利上げを決めた国のなかにはトルコも含まれます。トルコは慢性的なインフレと通貨安に悩まされていますが、エルドアン大統領の「金利を下げればインフレ率も下がる」という独自の理論のもと、2021年9月から4か月連続の利下げを行うなど、金融緩和策を続けてきました。

一般的には、インフレを抑え込むには利上げを行うというのが中央銀行の政策としてセオリーなはずですが、真逆の対応をとっていることもあり、トルコの通貨・リラは急落、輸入品の価格高騰をもたらしました。
2022年10月にはインフレ率が85%超を記録。その後下がってきているとはいえ、2023年5月も39%と、厳しい物価上昇が市民生活を直撃しています。
新総裁による政策転換
この金融緩和策にピリオドを打ったのが、6月に就任したばかりのトルコ中央銀行初の女性総裁、エルカン氏です。

ロイター通信によりますと、エルカン氏はトルコ・イスタンブールにあるボアジチ大学を卒業後、アメリカに渡り、ハーバード大学ビジネススクール、プリンストン大学で金融工学などの博士号を取得。2005年からアメリカの金融大手ゴールドマンサックスに勤務していたという、バリバリの金融のプロです。
2021年6月から12月まで短期間ですが、アメリカの銀行、ファースト・リパブリック・バンクのCEOも務めていたといいます。(2023年5月に経営破綻)
エルカン新総裁のもと、トルコ中央銀行が下した決断は大幅な利上げでした。政策金利を8.5%から15%へと、6.5%も引き上げる大胆な金融引き締めへの転換で「エルドアン理論」の修正、あるいは挑戦状ともいえるかもしれません。
もっとも市場は政策金利を20%以上へと利上げすることを見込んでいたため、期待外れだと逆に通貨リラが1ドル=23リラ台から25リラ台へ、7%余りも売られる結果になり、エルカン新総裁のデビュー戦はほろ苦いものとなりました。

強権的ともいわれるエルドアン大統領がみずからの理論を簡単に修正するのか、疑問の声もあり、エルカン新総裁のインフレとの闘いはそう簡単なものではなさそうです。
根深いアメリカのインフレ
一方、日本経済の先行きに大きく関わるアメリカの金融政策ですが、FRB=連邦準備制度理事会は6月13日、14日に開いた金融政策を決める会合で、政策の現状維持を決め、利上げを見送りました。しかし、同時に示された政策金利の見通しでは0.25%の利上げを年内にあと2回行う想定となり、「まだ利上げするのか!」と、勝手に利下げまで妄想していた市場を驚かせました。

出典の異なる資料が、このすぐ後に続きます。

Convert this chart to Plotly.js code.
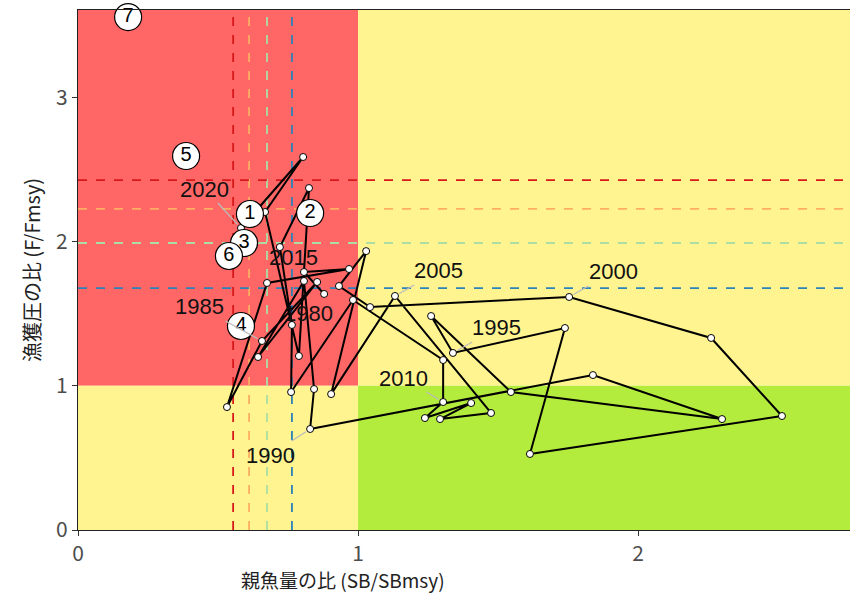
<!DOCTYPE html>
<html>
<head>
<meta charset="utf-8">
<script src="https://cdn.plot.ly/plotly-3.0.1.min.js"></script>
<style>html,body{margin:0;padding:0;background:#fff;}#chart{width:850px;height:596px;}</style>
</head>
<body>
<div id="chart"></div>
<script>
// Trajectory data (1980-2020)
const years = [1980,1981,1982,1983,1984,1985,1986,1987,1988,1989,1990,1991,1992,1993,1994,1995,1996,1997,1998,1999,2000,2001,2002,2003,2004,2005,2006,2007,2008,2009,2010,2011,2012,2013,2014,2015,2016,2017,2018,2019,2020];
const sbRatio = [0.879,0.807,0.968,0.675,0.532,0.657,0.854,0.643,0.807,0.843,0.829,1.839,2.300,1.546,1.261,1.339,1.739,1.614,2.514,2.261,1.754,1.043,0.932,1.029,0.904,1.132,1.475,1.293,1.404,1.239,1.304,1.304,0.982,0.761,0.764,0.721,0.825,0.789,0.668,0.804,0.582];
const fRatio  = [1.636,1.788,1.809,1.712,0.852,1.310,1.719,1.199,1.726,0.977,0.700,1.074,0.769,0.956,1.483,1.227,1.400,0.527,0.790,1.331,1.615,1.545,1.691,1.933,0.942,1.622,0.811,0.769,0.880,0.776,0.887,1.178,1.594,0.956,1.421,1.961,2.370,1.206,2.204,2.585,2.093];

// Labelled years
const labelYears = [1980,1985,1990,1995,2000,2005,2010,2015,2020];

// Reference lines
const refSB = [0.554,0.611,0.675,0.764];
const refF  = [2.425,2.225,1.989,1.677];
const refColors = ['#D7191C','#FDAE61','#ABDDA4','#2B83BA'];

// Numbered markers
const numLabels = ['1','2','3','4','5','6','7'];
const numX = [0.614,0.829,0.593,0.582,0.386,0.539,0.179];
const numY = [2.190,2.197,1.989,1.414,2.592,1.899,3.555];

const xMax = 2.757, yMax = 3.604;

const shapes = [
  {type:'rect',layer:'below',xref:'x',yref:'y',x0:0,x1:1,y0:1,y1:yMax,fillcolor:'#FF6666',line:{width:0}},
  {type:'rect',layer:'below',xref:'x',yref:'y',x0:0,x1:1,y0:0,y1:1,fillcolor:'#FFF490',line:{width:0}},
  {type:'rect',layer:'below',xref:'x',yref:'y',x0:1,x1:xMax,y0:1,y1:yMax,fillcolor:'#FFF490',line:{width:0}},
  {type:'rect',layer:'below',xref:'x',yref:'y',x0:1,x1:xMax,y0:0,y1:1,fillcolor:'#B4EC3E',line:{width:0}}
];
refSB.forEach((v,i)=>shapes.push({type:'line',layer:'below',xref:'x',yref:'y',x0:v,x1:v,y0:0,y1:yMax,line:{color:refColors[i],width:1.8,dash:'dash'}}));
refF.forEach((v,i)=>shapes.push({type:'line',layer:'below',xref:'x',yref:'y',x0:0,x1:xMax,y0:v,y1:v,line:{color:refColors[i],width:1.8,dash:'dash'}}));

// label offsets (pixels) for year labels
const labelOffsets = {1980:[-16,20,false],1985:[-62,-34,true],1990:[-40,26,true],1995:[44,-25,true],2000:[44,-25,true],2005:[44,-25,true],2010:[-40,-24,true],2015:[14,10,false],2020:[-36,-39,true]};

const annotations = [];
labelYears.forEach(yr=>{
  const i = years.indexOf(yr);
  const o = labelOffsets[yr];
  if (o[2]) {
    annotations.push({x:sbRatio[i],y:fRatio[i],xref:'x',yref:'y',text:String(yr),showarrow:true,arrowhead:0,arrowwidth:1.3,arrowcolor:'#BBBBBB',ax:o[0],ay:o[1],standoff:5,font:{family:'Liberation Sans, Arial, sans-serif',size:22,color:'#111'}});
  } else {
    annotations.push({x:sbRatio[i],y:fRatio[i],xref:'x',yref:'y',text:String(yr),showarrow:false,xshift:o[0],yshift:-o[1],font:{family:'Liberation Sans, Arial, sans-serif',size:22,color:'#111'}});
  }
});
annotations.push({xref:'paper',yref:'paper',x:0.343,y:0,yanchor:'middle',xanchor:'center',yshift:-49,showarrow:false,text:'親魚量の比 (SB/SBmsy)',font:{family:'Noto Sans CJK JP, sans-serif',size:19,color:'#222'}});

const traces = [
  {x:sbRatio,y:fRatio,mode:'lines+markers',type:'scatter',line:{color:'#000',width:2},marker:{size:7,color:'#fff',line:{color:'#000',width:1}},hoverinfo:'none',cliponaxis:false},
  {x:numX,y:numY,mode:'markers+text',type:'scatter',text:numLabels,textposition:'middle center',textfont:{family:'Liberation Sans, Arial, sans-serif',size:20,color:'#000'},marker:{size:27,color:'#fff',line:{color:'#000',width:1.2}},hoverinfo:'none',cliponaxis:false}
];

const layout = {
  width:850,height:596,
  margin:{l:78,r:0,t:10,b:66},
  paper_bgcolor:'#fff',plot_bgcolor:'#fff',
  showlegend:false,
  xaxis:{range:[0,xMax],tickvals:[0,1,2],ticktext:['0','1','2'],ticks:'outside',ticklen:5,tickcolor:'#333',showgrid:false,zeroline:false,showline:true,linecolor:'#222',linewidth:1.2,mirror:true,tickfont:{family:'Noto Sans CJK JP, sans-serif',size:21,color:'#4D4D4D'}},
  yaxis:{range:[0,yMax],tickvals:[0,1,2,3],ticktext:['0','1','2','3'],ticks:'outside',ticklen:5,tickcolor:'#333',showgrid:false,zeroline:false,showline:true,linecolor:'#222',linewidth:1.2,mirror:true,tickfont:{family:'Noto Sans CJK JP, sans-serif',size:21,color:'#4D4D4D'},title:{text:'漁獲圧の比 (F/Fmsy)',standoff:10,font:{family:'Noto Sans CJK JP, sans-serif',size:20,color:'#222'}}},
  shapes:shapes,
  annotations:annotations
};

Plotly.newPlot('chart',traces,layout,{displayModeBar:false,staticPlot:true});
</script>
</body>
</html>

FRBのパウエル議長が心配しているのは人手不足による賃金の高止まりです。
パウエル議長は6月14日の記者会見で「賃金は1年前の極端に高い水準からは徐々に下がってきているが、まだ力強く上昇している。企業の求人数は依然として労働者の数を大きく上回っている」と危機感をあらわにしています。
働き方の変化?
なぜアメリカでここまで人手不足が続くのか。移民の減少や、コロナ禍による中高年層の早期退職などが大きな要因だとされてきました。
今、移民の数は増え、中高年層も少しずつ職場に戻ってきていると言われていますが、それでもかつてほどではないといわれています。また、アメリカ人の働き方に変化が起きているとの分析もあります。

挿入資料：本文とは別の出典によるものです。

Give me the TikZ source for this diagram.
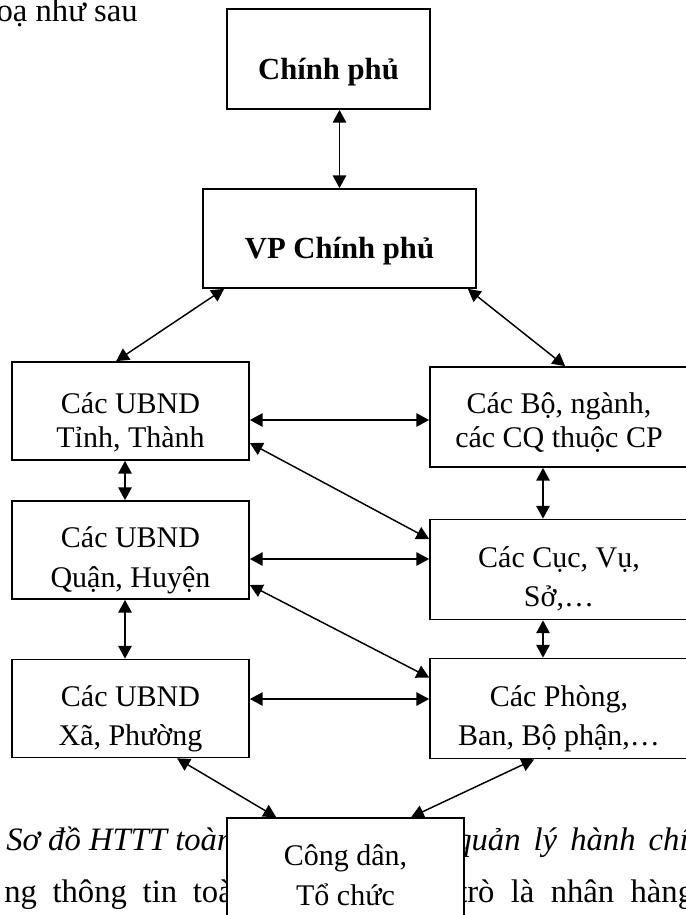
\documentclass[tikz,border=0pt]{standalone}
\usepackage{fontspec}
\setmainfont{Liberation Serif}
\usetikzlibrary{arrows.meta,calc}

\begin{document}
\begin{tikzpicture}[x=0.75pt,y=-0.75pt,
		box/.style={draw, line width=1.3pt, fill=white, align=center, inner sep=0pt,
			text height=55.5pt, text depth=0pt, font=\fontsize{22.5}{29.5}\selectfont},
		tight/.style={font=\fontsize{22.5}{25.5}\selectfont},
		head/.style={box, text height=30pt, text depth=0pt, font=\fontsize{23}{29}\selectfont\bfseries},
		lbox/.style={box, minimum width=177.75pt, minimum height=73.5pt},
		rbox/.style={box, minimum width=193.5pt, minimum height=75pt},
		link/.style={{Triangle[length=9.5pt,width=10pt]}-{Triangle[length=9.5pt,width=10pt]}, line width=1.1pt},
		prose/.style={inner sep=0pt, anchor=base west, font=\fontsize{24.5}{29}\selectfont}]
			\useasboundingbox (0,0) rectangle (686,915);
			\clip (0,0) rectangle (686,915);
			% running text of the page
			\node[prose] (intro) at (-20,21) {hoạ như sau};
			\node[prose, font=\fontsize{24.5}{29}\selectfont\itshape] (capl) at (6,850) {Sơ đồ HTTT toàn};
			\node[prose, font=\fontsize{24.5}{29}\selectfont\itshape] (capr) at (455,850) {\spaceskip=0.4em\relax quản lý hành chính};
			\node[prose] (txtl) at (4,902) {\spaceskip=0.48em\relax ng thông tin toàn};
			\node[prose] (txtr) at (458,902) {\spaceskip=0.5em\relax trò là nhân hàng};
			% boxes
			\node[head, minimum width=152.25pt, minimum height=75pt] (cp) at (328.5,59) {Chính phủ};
			\node[head, minimum width=204.75pt, minimum height=74.25pt] (vp) at (339.5,238.5) {VP Chính phủ};
			\node[lbox, tight, text height=54pt] (tinh) at (130.5,411) {Các UBND\\Tỉnh, Thành};
			\node[lbox] (quan) at (130.5,550) {Các UBND\\Quận, Huyện};
			\node[lbox] (xa) at (130.5,708.5) {Các UBND\\Xã, Phường};
			\node[rbox, tight, text height=45pt] (bo) at (559,417) {Các Bộ, ngành,\\các CQ thuộc CP};
			\node[rbox] (cuc) at (559,569.5) {Các Cục, Vụ,\\Sở,\dots};
			\node[rbox] (phong) at (559,708.5) {Các Phòng,\\Ban, Bộ phận,\dots};
			\node[lbox, minimum height=75pt] (cd) at (345.5,868) {Công dân,\\Tổ chức};
			% connectors
			\draw[link] (vp.north |- cp.south) -- (vp.north);
			\draw[link] ($(vp.south west)+(22,0)$) -- ($(tinh.north west)+(105,0)$);
			\draw[link] ($(vp.south east)+(-9,0)$) -- ($(bo.north west)+(136,0)$);
			\draw[link] ($(tinh.east)+(0,9)$) -- ($(bo.west)+(0,3)$);
			\draw[link] ($(tinh.east)+(0,32)$) -- ($(cuc.west)+(0,-30.5)$);
			\draw[link] ($(quan.east)+(0,9)$) -- ($(cuc.west)+(0,-10.5)$);
			\draw[link] ($(quan.east)+(0,35)$) -- ($(phong.west)+(0,-31)$);
			\draw[link] ($(xa.east)+(0,-9.5)$) -- ($(phong.west)+(0,-9.5)$);
			\draw[link] ($(tinh.south)+(-5.5,0)$) -- ($(quan.north)+(-5.5,0)$);
			\draw[link] ($(quan.south)+(-5.5,0)$) -- ($(xa.north)+(-5.5,0)$);
			\draw[link] ($(bo.south)+(-16,0)$) -- ($(cuc.north)+(-16,0)$);
			\draw[link] ($(cuc.south)+(-16,0)$) -- ($(phong.north)+(-16,0)$);
			\draw[link] ($(xa.south west)+(166,0)$) -- ($(cd.north west)+(50,0)$);
			\draw[link] ($(phong.south west)+(105,0)$) -- ($(cd.north west)+(185,0)$);
		\end{tikzpicture}
\end{document}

意外に思われるかもしれませんが、アメリカ人は「働きすぎ」の傾向が強いと言われています。
OECD=経済協力開発機構の2022年の統計によりますと、年間の平均労働時間はアメリカが1811時間。日本の1607時間、OECD平均の1752時間を大きく上回っています。しかし、コロナ禍で、若い世代を中心に「仕事だけに染まる働き方はしたくない」と考え方の変化が起きたとされています。
アメリカ人全体の仕事時間が減少、職種によって雇用の需給があわなくなり、人手不足が起きて賃金を押し上げているという分析があるのです。
コスト高の時代に突入か
世界に目を向けると脱炭素に向けて、例えば再生可能エネルギーの積極利用など、さまざまなコストが製品やサービスの価格に上乗せされる時代に入っています。

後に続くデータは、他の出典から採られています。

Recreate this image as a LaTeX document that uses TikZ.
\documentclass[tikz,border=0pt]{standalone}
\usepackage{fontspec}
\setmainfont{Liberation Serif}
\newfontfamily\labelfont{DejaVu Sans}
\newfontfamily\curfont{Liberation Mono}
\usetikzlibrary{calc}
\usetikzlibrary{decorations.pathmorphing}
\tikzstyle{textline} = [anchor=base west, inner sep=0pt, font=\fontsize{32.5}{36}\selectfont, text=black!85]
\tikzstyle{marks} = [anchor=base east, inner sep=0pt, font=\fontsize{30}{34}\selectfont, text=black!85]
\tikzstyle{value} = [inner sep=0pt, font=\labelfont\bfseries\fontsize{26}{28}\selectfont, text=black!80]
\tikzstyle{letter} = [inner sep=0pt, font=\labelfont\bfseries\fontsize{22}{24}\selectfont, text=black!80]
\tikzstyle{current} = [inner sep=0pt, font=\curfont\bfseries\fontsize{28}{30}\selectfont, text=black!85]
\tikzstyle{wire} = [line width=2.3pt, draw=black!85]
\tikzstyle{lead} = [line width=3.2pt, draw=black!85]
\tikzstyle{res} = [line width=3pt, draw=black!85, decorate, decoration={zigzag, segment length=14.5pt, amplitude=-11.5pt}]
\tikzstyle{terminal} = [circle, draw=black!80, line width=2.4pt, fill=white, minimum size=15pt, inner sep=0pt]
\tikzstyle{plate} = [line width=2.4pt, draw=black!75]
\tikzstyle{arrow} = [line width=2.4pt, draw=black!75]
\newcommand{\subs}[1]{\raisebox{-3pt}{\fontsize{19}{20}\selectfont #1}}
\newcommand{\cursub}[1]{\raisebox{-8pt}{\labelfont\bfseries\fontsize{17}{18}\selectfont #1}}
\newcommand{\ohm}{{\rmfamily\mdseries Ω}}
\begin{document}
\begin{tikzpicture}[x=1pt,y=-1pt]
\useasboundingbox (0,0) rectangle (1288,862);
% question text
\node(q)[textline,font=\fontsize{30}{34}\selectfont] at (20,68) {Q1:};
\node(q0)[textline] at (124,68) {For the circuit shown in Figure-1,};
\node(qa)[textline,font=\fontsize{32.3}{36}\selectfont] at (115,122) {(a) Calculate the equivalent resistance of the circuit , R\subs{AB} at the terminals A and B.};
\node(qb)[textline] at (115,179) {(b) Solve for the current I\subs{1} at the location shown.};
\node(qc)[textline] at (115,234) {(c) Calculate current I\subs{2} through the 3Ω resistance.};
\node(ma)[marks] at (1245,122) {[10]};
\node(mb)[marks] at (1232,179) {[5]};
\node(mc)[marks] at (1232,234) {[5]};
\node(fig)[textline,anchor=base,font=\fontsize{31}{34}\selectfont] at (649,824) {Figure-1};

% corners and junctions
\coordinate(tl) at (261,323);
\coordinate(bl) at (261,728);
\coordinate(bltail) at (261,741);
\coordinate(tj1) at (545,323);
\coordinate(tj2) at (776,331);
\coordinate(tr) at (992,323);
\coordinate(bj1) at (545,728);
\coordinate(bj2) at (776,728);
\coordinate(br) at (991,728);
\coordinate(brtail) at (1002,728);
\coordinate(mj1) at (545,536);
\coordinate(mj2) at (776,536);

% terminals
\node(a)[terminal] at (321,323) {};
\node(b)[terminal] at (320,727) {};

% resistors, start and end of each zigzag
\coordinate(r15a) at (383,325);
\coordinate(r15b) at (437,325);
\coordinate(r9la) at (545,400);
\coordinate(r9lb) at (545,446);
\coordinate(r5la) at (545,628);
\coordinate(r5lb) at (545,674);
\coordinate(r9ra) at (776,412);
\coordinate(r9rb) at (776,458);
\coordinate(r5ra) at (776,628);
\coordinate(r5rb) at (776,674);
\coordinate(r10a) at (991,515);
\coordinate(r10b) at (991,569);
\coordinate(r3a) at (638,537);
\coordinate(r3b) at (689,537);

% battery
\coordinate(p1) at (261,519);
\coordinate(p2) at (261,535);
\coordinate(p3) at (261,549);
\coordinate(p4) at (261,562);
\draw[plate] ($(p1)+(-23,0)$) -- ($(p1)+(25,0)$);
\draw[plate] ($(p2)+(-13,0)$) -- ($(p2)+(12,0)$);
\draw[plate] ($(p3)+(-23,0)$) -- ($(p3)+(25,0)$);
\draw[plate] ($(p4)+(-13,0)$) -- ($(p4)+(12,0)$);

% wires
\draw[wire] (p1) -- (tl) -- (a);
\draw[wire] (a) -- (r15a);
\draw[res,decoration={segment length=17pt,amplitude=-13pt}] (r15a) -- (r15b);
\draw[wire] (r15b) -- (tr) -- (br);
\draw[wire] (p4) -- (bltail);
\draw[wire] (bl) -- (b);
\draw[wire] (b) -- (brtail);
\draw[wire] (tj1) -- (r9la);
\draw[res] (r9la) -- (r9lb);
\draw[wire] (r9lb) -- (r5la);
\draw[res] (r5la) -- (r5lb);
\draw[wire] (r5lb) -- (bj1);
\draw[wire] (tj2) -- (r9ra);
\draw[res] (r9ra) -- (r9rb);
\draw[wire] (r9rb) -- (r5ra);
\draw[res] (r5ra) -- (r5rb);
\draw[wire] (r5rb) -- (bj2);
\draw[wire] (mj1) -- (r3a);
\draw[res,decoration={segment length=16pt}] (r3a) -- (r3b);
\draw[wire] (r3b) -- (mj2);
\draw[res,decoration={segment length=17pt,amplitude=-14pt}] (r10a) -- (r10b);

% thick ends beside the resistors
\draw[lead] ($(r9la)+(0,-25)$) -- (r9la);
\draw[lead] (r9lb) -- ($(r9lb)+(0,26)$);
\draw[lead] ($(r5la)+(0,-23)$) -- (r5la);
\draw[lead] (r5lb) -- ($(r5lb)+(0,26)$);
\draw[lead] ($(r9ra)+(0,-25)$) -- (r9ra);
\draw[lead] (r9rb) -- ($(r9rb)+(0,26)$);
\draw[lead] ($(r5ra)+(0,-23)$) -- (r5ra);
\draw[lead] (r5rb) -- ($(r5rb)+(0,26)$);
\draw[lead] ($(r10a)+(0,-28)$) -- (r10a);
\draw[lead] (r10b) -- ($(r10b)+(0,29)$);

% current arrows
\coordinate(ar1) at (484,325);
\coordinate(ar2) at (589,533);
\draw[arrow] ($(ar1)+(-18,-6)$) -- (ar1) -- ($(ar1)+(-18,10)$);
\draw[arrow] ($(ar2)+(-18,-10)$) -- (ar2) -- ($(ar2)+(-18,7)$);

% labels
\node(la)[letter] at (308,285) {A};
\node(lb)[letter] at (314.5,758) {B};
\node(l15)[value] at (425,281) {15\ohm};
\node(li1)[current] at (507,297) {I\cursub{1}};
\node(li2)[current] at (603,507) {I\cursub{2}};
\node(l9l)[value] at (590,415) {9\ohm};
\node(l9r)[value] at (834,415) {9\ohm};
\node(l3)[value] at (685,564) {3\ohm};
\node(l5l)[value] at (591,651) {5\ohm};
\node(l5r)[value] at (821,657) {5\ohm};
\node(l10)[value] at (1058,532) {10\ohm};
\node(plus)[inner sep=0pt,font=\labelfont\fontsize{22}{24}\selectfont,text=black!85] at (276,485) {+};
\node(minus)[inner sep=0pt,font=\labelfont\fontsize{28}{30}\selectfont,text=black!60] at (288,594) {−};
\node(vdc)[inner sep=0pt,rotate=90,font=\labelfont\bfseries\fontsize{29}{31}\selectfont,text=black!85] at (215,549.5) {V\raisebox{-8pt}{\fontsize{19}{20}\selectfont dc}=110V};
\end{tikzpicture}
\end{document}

また、ロシアによるウクライナ侵攻や米中対立を背景に、企業のあいだでは部品などのサプライチェーン=供給網に対する考え方が根底から変わりつつあります。「モノを世界の最適な場所で、低コストでつくる」という価値観が通用しなくなれば、一定程度のインフレがくすぶり続ける可能性があります。
日本と世界の金利差がもたらす円安、そして輸入物価上昇の圧力がいつまで私たちの生活を脅かすのかは世界利上げ協奏曲のコンサートがいつまで続くかに大きく左右されます。